Sokak hayvanlarının yaşam hakkı, tıpkı bizler gibi kutsal ve dokunulmazdır. İnsan olmanın en büyük sorumluluğu, her canlının yaşamını korumak ve savunmaktır. Buradan da herkese duyurmak istediğimiz şey; sahipsiz sokak hayvanlarına yönelik 'ötanazi' uygulamasını Cumhuriyet Halk Partili hiçbir belediye kabul etmeyecek ve uygulamayacaktır. Sokak hayvanlarının yaşam hakkını sonuna kadar savunmaya devam edeceğiz. Öte yandan 'ötanazi' uygulamasını yerel yönetimlerin üzerine yıkma çabalarından da anlıyoruz ki CHP’li belediyelerin çokluğunu fırsata çevirmeyi planlıyorlar.
Akılları sıra elimizi kana bulayacaklarını zannediyorlar. Avuçlarını yalarlar, bizi kendileriyle karıştırmasınlar. Cumhuriyet Halk Partisi olarak, Genel Başkanımız Sayın Özgür Özel’in de belirttiği gibi bu yasa ile ilgili olarak kırmızı alarmdayız.

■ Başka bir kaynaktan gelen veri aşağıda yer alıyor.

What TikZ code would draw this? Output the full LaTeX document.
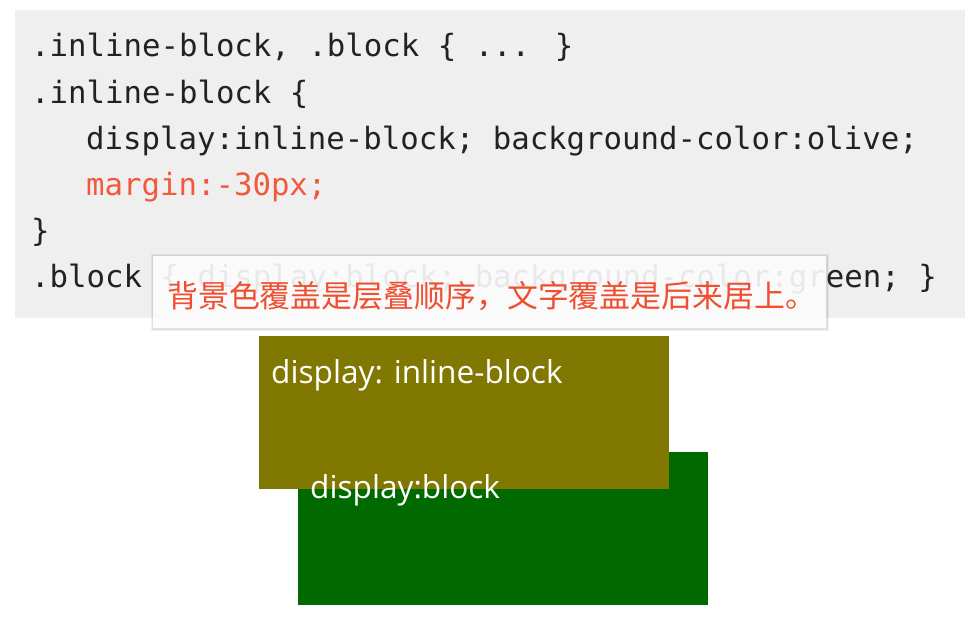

Kısırlaştırma, aşılatma ve yerinde yaşatma konusunda atılacak tüm adımları destekliyoruz. Kısırlaştır, aşılat, yerinde yaşat diyoruz ve sokakta yaşayan hayvanları esarete ve ölüme mahkûm etmek için hazırlanan yasa teklifine karşı oyumuzun "Hayır" olacağını tüm kamuoyuyla paylaşıyoruz."